German short-sell ban sends markets tumbling

By Margaret Canning
Thursday, 20 May 2010

Germany's moves to prevent speculators betting against the euro triggered a worldwide shares sell-off yesterday, with the FTSE 100 Index plummeting 2.5%.

The German ban on short-selling of eurozone government debt and shares of major financial companies sent indices worldwide deep into the red.

Short-selling bans have been introduced in the UK and US in times of financial instability and their use in Germany has led to fears of more trouble ahead for the eurozone.

Hopes of a resurgence on Wall Street soon vanished as the Dow Jones Industrial Average plummeted another 1.5%, which ensured the FTSE 100 closed steeply lower - down 149.3 points at 5158.1.

The surprise move from Germany - in the wake of a eurozone crisis triggered by the near-bankruptcy of Greece - sent the euro to new four-year lows against the dollar at one stage.

As the day went on, market rumours that Europe's central bank was planning to step in and prop up the euro helped the single currency bounce back to $1.24.

Sterling also fell against a stronger euro, down to just over €1.16, but gained ground on the greenback, at $1.44.

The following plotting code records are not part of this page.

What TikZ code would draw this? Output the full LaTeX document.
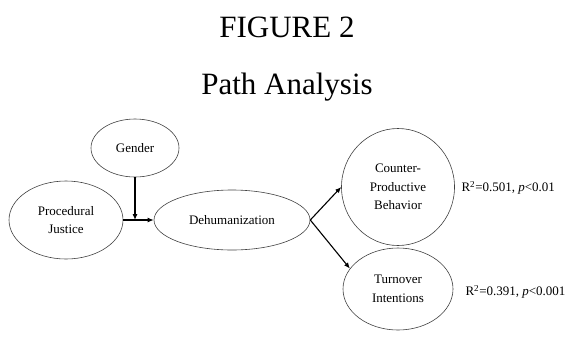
\documentclass[tikz,border=0pt]{standalone}
\usepackage{fontspec}
\setmainfont{Liberation Serif}
\usetikzlibrary{shapes.geometric,arrows.meta}
\begin{document}
\begin{tikzpicture}[x=1pt,y=-1pt,
  var/.style={ellipse,draw=black!75,line width=0.6pt,inner sep=0pt,align=center,
    font=\fontsize{13}{18.5}\selectfont},
  path/.style={line width=1.1pt,-{Latex[length=6pt,width=5pt]}},
  title/.style={anchor=base,font=\fontsize{31}{37}\selectfont},
  stat/.style={anchor=west,font=\fontsize{13}{16}\selectfont}]
\useasboundingbox (0,0) rectangle (573,338);
\node[title] (t1) at (287,37) {FIGURE 2};
\node[title] (t2) at (287,94) {Path Analysis};
\node[var,minimum width=88pt,minimum height=58pt] (G) at (135,148) {Gender};
\node[var,minimum width=114pt,minimum height=78pt] (PJ) at (66,220) {Procedural\\Justice};
\node[var,minimum width=156pt,minimum height=60pt] (D) at (232,220) {Dehumanization};
\node[var,minimum width=113pt,minimum height=117pt] (C) at (398,187) {Counter-\\Productive\\Behavior};
\node[var,minimum width=110pt,minimum height=82pt] (T) at (398,289) {Turnover\\Intentions};
\coordinate (j) at (135,220);
\draw[path] (PJ.east) -- (D.west);
\draw[path] (G.south) -- (j);
\draw[path] (D.east) -- (C.west);
\draw[path] (D.east) -- (T.157);
\node[stat] (r1) at (458,188) {R\textsuperscript{2}=0.501, \textit{p}<0.01};
\node[stat] (r2) at (462,292) {R\textsuperscript{2}=0.391, \textit{p}<0.001};
\end{tikzpicture}
\end{document}
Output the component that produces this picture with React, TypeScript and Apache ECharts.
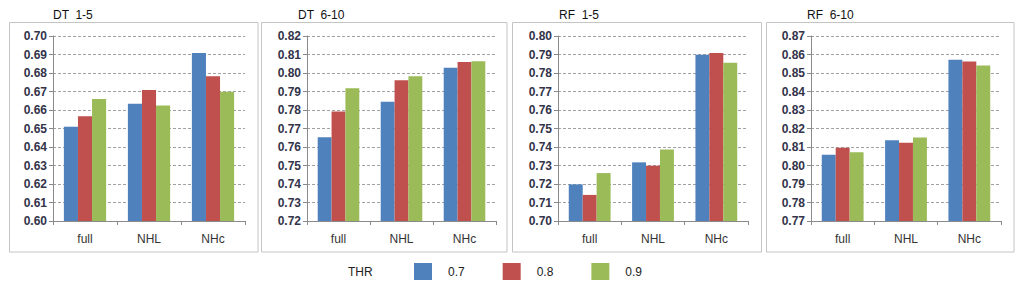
import React, { useEffect, useRef } from "react";
import * as echarts from "echarts";

const categories = ["full", "NHL", "NHc"];
const thresholds = ["0.7", "0.8", "0.9"];
const panelTitles = ["DT  1-5", "DT  6-10", "RF  1-5", "RF  6-10"];
const yMins = [0.6, 0.72, 0.7, 0.77];
const yMaxs = [0.7, 0.82, 0.8, 0.87];

// values per panel: [thr0.7, thr0.8, thr0.9] x categories
const dt15_07 = [0.651, 0.6634, 0.6908];
const dt15_08 = [0.6566, 0.6708, 0.6782];
const dt15_09 = [0.6659, 0.6625, 0.6699];
const dt610_07 = [0.7653, 0.7844, 0.8029];
const dt610_08 = [0.7792, 0.7961, 0.806];
const dt610_09 = [0.7918, 0.7982, 0.8063];
const rf15_07 = [0.7198, 0.7317, 0.7899];
const rf15_08 = [0.7141, 0.7299, 0.7908];
const rf15_09 = [0.7259, 0.7386, 0.7856];
const rf610_07 = [0.8058, 0.8137, 0.8572];
const rf610_08 = [0.8096, 0.8123, 0.8562];
const rf610_09 = [0.8071, 0.8151, 0.854];

const panelData = [
  [dt15_07, dt15_08, dt15_09],
  [dt610_07, dt610_08, dt610_09],
  [rf15_07, rf15_08, rf15_09],
  [rf610_07, rf610_08, rf610_09],
];

const colors = ["#4F81BD", "#C0504D", "#9BBB59"];

const grids = [
  { left: 53, width: 192 },
  { left: 307, width: 189 },
  { left: 558, width: 190 },
  { left: 811, width: 190 },
];
const frames = [
  { x: 9.5, w: 248.5 },
  { x: 261.5, w: 245.5 },
  { x: 512.5, w: 249 },
  { x: 766.5, w: 247.5 },
];
const titleX = [53, 298, 559, 807];

export default function App() {
  const ref = useRef<HTMLDivElement>(null);
  useEffect(() => {
    if (!ref.current) return;
    const chart = echarts.init(ref.current, null, { renderer: "svg" });
    const series: any[] = [];
    panelData.forEach((pd, p) => {
      pd.forEach((vals, t) => {
        series.push({
          type: "bar",
          name: thresholds[t],
          xAxisIndex: p,
          yAxisIndex: p,
          data: vals,
          barGap: "0%",
          barCategoryGap: "34%",
          itemStyle: { color: colors[t] },
        });
      });
    });
    const graphic: any[] = [];
    frames.forEach((f) => {
      graphic.push({
        type: "rect",
        shape: { x: f.x, y: 22.5, width: f.w, height: 229.5 },
        style: { fill: "none", stroke: "#c4c4c4", lineWidth: 1 },
        z: -1,
      });
    });
    panelTitles.forEach((t, i) => {
      graphic.push({
        type: "text",
        x: titleX[i],
        y: 15,
        style: {
          text: t,
          font: "12px Arial, 'Liberation Sans', sans-serif",
          fill: "#111",
          verticalAlign: "middle",
        },
      });
    });
    graphic.push({
      type: "text",
      x: 348,
      y: 272,
      style: {
        text: "THR",
        font: "12px Arial, 'Liberation Sans', sans-serif",
        fill: "#222",
        verticalAlign: "middle",
      },
    });
    chart.setOption({
      animation: false,
      backgroundColor: "#fff",
      grid: grids.map((g) => ({ left: g.left, width: g.width, top: 36, height: 185 })),
      xAxis: grids.map((_, i) => ({
        type: "category",
        gridIndex: i,
        data: categories,
        axisLine: { lineStyle: { color: "#8a8a8a" } },
        axisTick: { show: true, length: 4, alignWithLabel: false, lineStyle: { color: "#8a8a8a" } },
        axisLabel: {
          margin: 12,
          fontSize: 12,
          color: "#333",
          fontFamily: "Arial, 'Liberation Sans', sans-serif",
        },
      })),
      yAxis: grids.map((_, i) => ({
        type: "value",
        gridIndex: i,
        min: yMins[i],
        max: yMaxs[i],
        interval: 0.01,
        axisLine: { show: true, lineStyle: { color: "#8a8a8a" } },
        axisTick: { show: true, length: 4, lineStyle: { color: "#8a8a8a" } },
        axisLabel: {
          margin: 6,
          fontSize: 12,
          fontWeight: "bold",
          color: "#33334a",
          fontFamily: "Arial, 'Liberation Sans', sans-serif",
          formatter: (v: number) => v.toFixed(2),
        },
        splitLine: { show: true, lineStyle: { color: "#a0a0a0", type: [3, 2] } },
      })),
      legend: {
        data: thresholds,
        left: 414,
        top: 263,
        padding: 0,
        itemWidth: 18,
        itemHeight: 17,
        itemGap: 38,
        icon: "rect",
        textStyle: {
          fontSize: 12,
          color: "#222",
          fontFamily: "Arial, 'Liberation Sans', sans-serif",
          padding: [0, 0, 0, 11],
        },
      },
      graphic,
      series,
    });
    return () => chart.dispose();
  }, []);
  return (
    <div
      ref={ref}
      style={{ position: "fixed", left: 0, top: 0, width: 1024, height: 290 }}
    />
  );
}
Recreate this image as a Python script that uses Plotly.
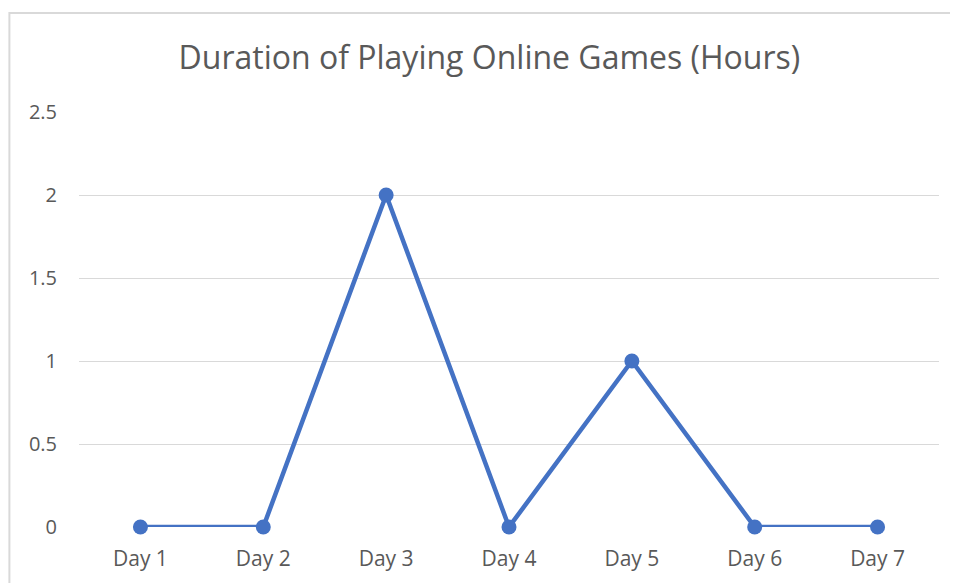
import plotly.graph_objects as go

days = ["Day 1", "Day 2", "Day 3", "Day 4", "Day 5", "Day 6", "Day 7"]
hours = [0, 0, 2, 0, 1, 0, 0]
y_ticks = [0, 0.5, 1, 1.5, 2, 2.5]
y_tick_text = ["0", "0.5", "1", "1.5", "2", "2.5"]

# page body has an 8px margin; figure starts at (8, 8) of the page
W, H = 958, 575
L, R, T, B = 70.6, 27.4, 104, 56
pw, ph = W - L - R, H - T - B

def px(x):
    return (x - L) / pw

def py(y):
    return (H - B - y) / ph

fig = go.Figure()
fig.add_trace(go.Scatter(
    x=days, y=hours, mode="lines+markers",
    line=dict(color="#4472C4", width=4.5),
    marker=dict(color="#4472C4", size=15),
    cliponaxis=False, showlegend=False,
))

fig.update_layout(
    width=W, height=H,
    margin=dict(l=L, r=R, t=T, b=B, pad=0),
    paper_bgcolor="white", plot_bgcolor="white",
    font=dict(family="Open Sans, Calibri, sans-serif", color="#595959", size=20),
    title=dict(text="Duration of Playing Online Games (Hours)", x=px(481), xref="paper",
               y=1 - 50 / H, yanchor="middle", xanchor="center",
               font=dict(size=32, color="#595959")),
    xaxis=dict(type="category", range=[-0.5, 6.5], showgrid=False, zeroline=False,
               showline=False, ticks="outside", ticklen=13, tickcolor="rgba(0,0,0,0)",
               tickfont=dict(size=21, color="#595959")),
    yaxis=dict(range=[0, 2.5], tickvals=y_ticks, ticktext=y_tick_text,
               showgrid=True, gridcolor="#D9D9D9", gridwidth=1, zeroline=False,
               showline=False, ticks="outside", ticklen=17, tickcolor="rgba(0,0,0,0)",
               tickfont=dict(size=20, color="#595959")),
    shapes=[dict(type="rect", xref="paper", yref="paper",
                 x0=px(1), x1=px(1000), y0=py(5), y1=py(600),
                 line=dict(color="#D9D9D9", width=2), fillcolor="rgba(0,0,0,0)", layer="below")],
)

fig.write_html("out.html")
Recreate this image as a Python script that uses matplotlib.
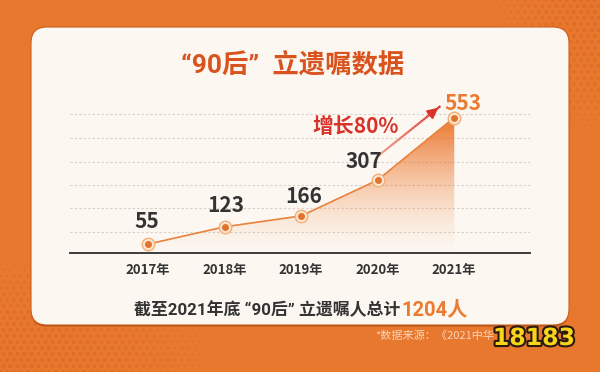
import numpy as np
import matplotlib
matplotlib.use("Agg")
import matplotlib.pyplot as plt
from matplotlib.patches import FancyBboxPatch, Polygon
from matplotlib.collections import LineCollection
from matplotlib.colors import to_rgb
import matplotlib.patheffects as pe

plt.rcParams['font.family'] = ['Noto Sans CJK SC', 'DejaVu Sans']
# Latin first where the curly quotes must stay narrow
QUOTE_FAMILY = ['Roboto', 'Noto Sans CJK SC']

# data
years = ['2017年', '2018年', '2019年', '2020年', '2021年']
counts = [55, 123, 166, 307, 553]
grid_levels = [104, 198, 289, 379, 473, 567]

title = '“90后”  立遗嘱数据'
growth_text = '增长80%'
summary_text = '截至2021年底 “90后” 立遗嘱人总计'
summary_total = '1204人'
source_text = '*数据来源：《2021中华'

ORANGE_BG = '#e9782f'
CARD = '#fcf7f0'
LINE = '#e8823c'
TITLE_C = '#d9531f'
TEXT_C = '#333333'
RED = '#d8322b'
HIGHLIGHT = '#ec7b32'

fig = plt.figure(figsize=(6, 3.72), dpi=100)
fig.patch.set_facecolor(ORANGE_BG)

# background layer in pixel units
bg = fig.add_axes([0, 0, 1, 1])
bg.set_xlim(0, 600)
bg.set_ylim(372, 0)
bg.axis('off')

# halftone dots in the corners
gx, gy = np.meshgrid(np.arange(0, 606, 7.0), np.arange(0, 378, 6.0))
gx = gx + (np.arange(gy.shape[0])[:, None] % 2) * 3.5
d_tr = np.hypot((gx - 600) / 110, gy / 140)
d_bl = np.hypot(gx / 230, (gy - 372) / 120)
strength = np.clip(1 - np.minimum(d_tr, d_bl), 0, 1)
keep = strength > 0.03
bg.scatter(gx[keep], gy[keep], s=strength[keep] * 14, color='#d8621f', alpha=0.45, lw=0)

# card
shadow = FancyBboxPatch((31, 28.5), 538, 298, boxstyle='round,pad=0,rounding_size=16',
                        fc='#b4501b', ec='none', zorder=2)
card = FancyBboxPatch((31, 27), 538, 298, boxstyle='round,pad=0,rounding_size=16',
                      fc=CARD, ec='#c9601f', lw=0.8, zorder=3)
bg.add_patch(shadow)
bg.add_patch(card)

bg.text(293, 65, title, ha='center', va='center', fontsize=19, fontweight='bold',
        color=TITLE_C, family=QUOTE_FAMILY, zorder=5)
bg.text(400, 315, summary_text, ha='right', va='baseline', fontsize=12.2,
        fontweight='bold', color=TEXT_C, family=QUOTE_FAMILY, zorder=5)
bg.text(401, 315, summary_total, ha='left', va='baseline', fontsize=14.5,
        fontweight='bold', color=HIGHLIGHT, family=QUOTE_FAMILY, zorder=5)
bg.text(375, 336, source_text, ha='left', va='center', fontsize=8, color='#f9d3b6', zorder=5)
bg.text(534, 338, '18183', ha='center', va='center', fontsize=17, fontweight='heavy',
        color='#f8d41c', family='DejaVu Sans', zorder=6,
        path_effects=[pe.withStroke(linewidth=3, foreground='#2a1a10')])

# chart
ax = fig.add_axes([70 / 600, 1 - 253 / 372, 460 / 600, 152 / 372])
ax.set_facecolor('none')
x = np.arange(len(counts))
ymin, ymax = 20, 618

for g in grid_levels:
    ax.axhline(g, color='#d6cfc6', lw=0.8, ls=(0, (2, 2)), zorder=0)

# gradient area under the line
verts = [(x[0], ymin)] + list(zip(x, counts)) + [(x[-1], ymin)]
poly = Polygon(verts, closed=True, fc='none', ec='none')
ax.add_patch(poly)
t = np.linspace(0, 1, 200)[:, None]
rgba = np.zeros((200, 2, 4))
rgba[..., :3] = to_rgb('#ec7429')
rgba[..., 3] = (t ** 1.5) * 0.98
im = ax.imshow(rgba, extent=[x[0], x[-1], ymin, max(counts)], origin='lower',
               aspect='auto', zorder=1)
im.set_clip_path(poly)

ax.plot(x, counts, color=LINE, lw=1.2, zorder=3)
ax.plot(x, counts, 'o', ms=9, mfc='#fde6d0', mec='#f2b07c', mew=1, zorder=4)
ax.plot(x, counts, 'o', ms=4, color='#e3732c', zorder=5)

label_offsets = [(-1, 16), (1, 15), (2, 14), (-10, 13), (6, 10)]
label_colors = [TEXT_C] * 4 + [HIGHLIGHT]
for xi, v, off, c in zip(x, counts, label_offsets, label_colors):
    ax.annotate(str(v), (xi, v), xytext=off, textcoords='offset points',
                ha='center', va='center', fontsize=15, fontweight='bold',
                color=c, zorder=6)

# growth arrow
arrow_from = np.array([2.99, 398.0])
arrow_to = np.array([3.82, 598.0])
pts = np.linspace(arrow_from, arrow_to, 30)
segs = np.stack([pts[:-1], pts[1:]], axis=1)
c0, c1 = np.array(to_rgb('#eea594')), np.array(to_rgb(RED))
cols = [c0 + (c1 - c0) * f for f in np.linspace(0, 1, len(segs))]
ax.add_collection(LineCollection(segs, colors=cols, lw=1.6, zorder=5))
ax.annotate('', xy=arrow_to, xytext=arrow_to - (arrow_to - arrow_from) * 0.15,
            arrowprops=dict(arrowstyle='-|>,head_length=0.6,head_width=0.3',
                            color=RED, lw=1.6), zorder=6)
ax.text(2.71, 516, growth_text, ha='center', va='center', fontsize=15,
        fontweight='bold', color=RED, zorder=6)

ax.set_xlim(-1.02, 4.99)
ax.set_ylim(ymin, ymax)
ax.set_xticks(x, years)
ax.set_yticks([])
ax.tick_params(axis='x', length=0, pad=7, labelsize=9.5, labelcolor=TEXT_C)
for lab in ax.get_xticklabels():
    lab.set_fontweight('bold')
for s in ['top', 'right', 'left']:
    ax.spines[s].set_visible(False)
ax.spines['bottom'].set_color('#3c3c3c')
ax.spines['bottom'].set_linewidth(1.4)

fig.savefig('out.png', dpi=100, facecolor=fig.get_facecolor())
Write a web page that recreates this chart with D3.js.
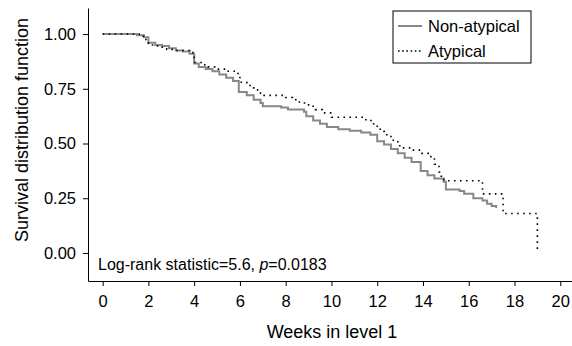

Bafin, Germany's financial regulator, said the "extraordinary volatility of the bonds of eurozone states" had justified the moratorium, which will run until March 31 next year.

But some hinted the ban was imposed in response to mounting pressure at home on German Chancellor Angela Merkel, who received flak over her response to the Greece debt crisis.

Mark O'Sullivan, director of dealing at foreign exchange firm Currencies Direct, said further falls in the euro could be ahead.

"It's the market's loss in confidence in politicians' ability to implement the austerity measures needed that is at the root of its decline in value," he said.

"Germany's actions are little more than window dressing to please an electorate already unhappy with having to bail out their European neighbours. If anything, the German actions could make the situation worse as liquidity dries up and banks stop lending to each other."